I’ve been looking closely lettering and composition in comics, since I first saw it this sequence always stuck out to me for having interesting prose and arrangement. Panels are featured in New Avengers: Illuminati #4. It features Prof. Xavier talking about the mind and the potential consequences of subverting it.
Prof. Xavier is the most powerful telepath in the Marvel universe, so he’s had a lot of experience tinkering with the mind and it’s perception of reality. These are his thoughts on why tampering with the brain is ultimately a bad idea,
Because it’s an organism.
It’s an organism designed to produce free will. It remembers what it is and how it got to where it is.

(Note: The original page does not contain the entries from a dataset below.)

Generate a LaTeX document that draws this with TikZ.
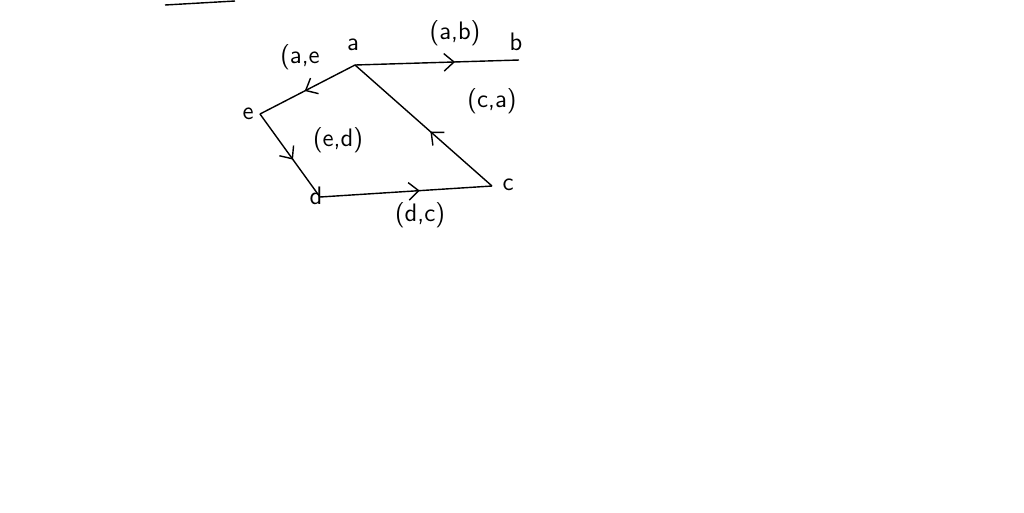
\documentclass[tikz,border=0pt]{standalone}
\usetikzlibrary{arrows.meta,decorations.markings}
\begin{document}
\begin{tikzpicture}[x=0.02cm, y=-0.02cm,
    vname/.style={font=\sffamily\Large},
    ename/.style={font=\sffamily\Large},
    edge/.style={line width=0.8pt, postaction={decorate},
      decoration={markings, mark=at position #1 with {\arrow{Straight Barb[length=2mm, width=3.5mm]}}}},
    edge/.default=0.55]
  \useasboundingbox (0,0) rectangle (1024,512);

  % vertices
  \coordinate (a) at (355,65);
  \coordinate (b) at (519,60);
  \coordinate (c) at (492,186);
  \coordinate (d) at (320,197);
  \coordinate (e) at (260,114);

  \node[vname] (la) at (353,45) {a};
  \node[vname] (lb) at (516,42) {b};
  \node[vname] (lc) at (508,185) {c};
  \node[vname] (ld) at (316,196) {d};
  \node[vname] (le) at (248,114) {e};

  % edges
  \draw[edge=0.61] (a) -- (b);
  \draw[edge=0.53] (a) -- (e);
  \draw[edge=0.55] (e) -- (d);
  \draw[edge=0.58] (d) -- (c);
  \draw[edge=0.45] (c) -- (a);

  \node[ename] (lab) at (455,33) {(a,b)};
  \node[ename] (lae) at (300,57) {(a,e};
  \node[ename] (lca) at (492,101) {(c,a)};
  \node[ename] (led) at (338,140) {(e,d)};
  \node[ename] (ldc) at (420,215) {(d,c)};

  \draw[line width=0.8pt] (165,5) -- (235,1);
\end{tikzpicture}
\end{document}
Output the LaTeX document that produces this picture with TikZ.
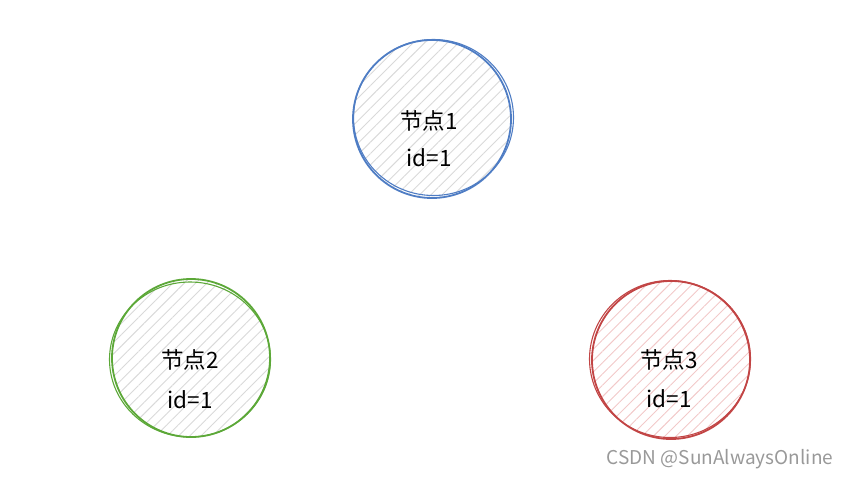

Sure, I could suggest a small thing, like having someone not see me as I walk by, but…
If I reached into your brain and told you to wear a dress and call yourself “Sally” – yes, you would do it.
But eventually, over time, your mind would find a way to work against that which, in your case, it knew to be false.
And if it couldn’t… it might find a way to do something to hurt you or others…
It would react.
Plus – if, listen, if I did do this…
…There’s a moral line that is being crossed that we could not come back from.
Not only is this point of view compelling as a means to imagine how the mind works and survives trauma, but it’s also a great case for how art, lettering and prose fit together in sequence. Figuring out how these panels work is like working backwards and comparing how the page could have been made.
If all the panels were put together, and presented as one solid piece, the art wouldn’t flow quite the same way as it did when it was segmented. That flow, or pacing, is important when you consider the word bubbles and how they are broken up to help pace the monologue. As with regular prose, a large chunk of text is harder for a reader to process than a smaller one. The monologue itself is 132 words, so a way to get a reader to absorb it easier would be to make it bite size.
Between how the art, prose, and lettering come together to make this sequence, I think this is an all-star example of the level of craftsmanship in the comic book industry and how each piece of a comic can harmonize to make a better product.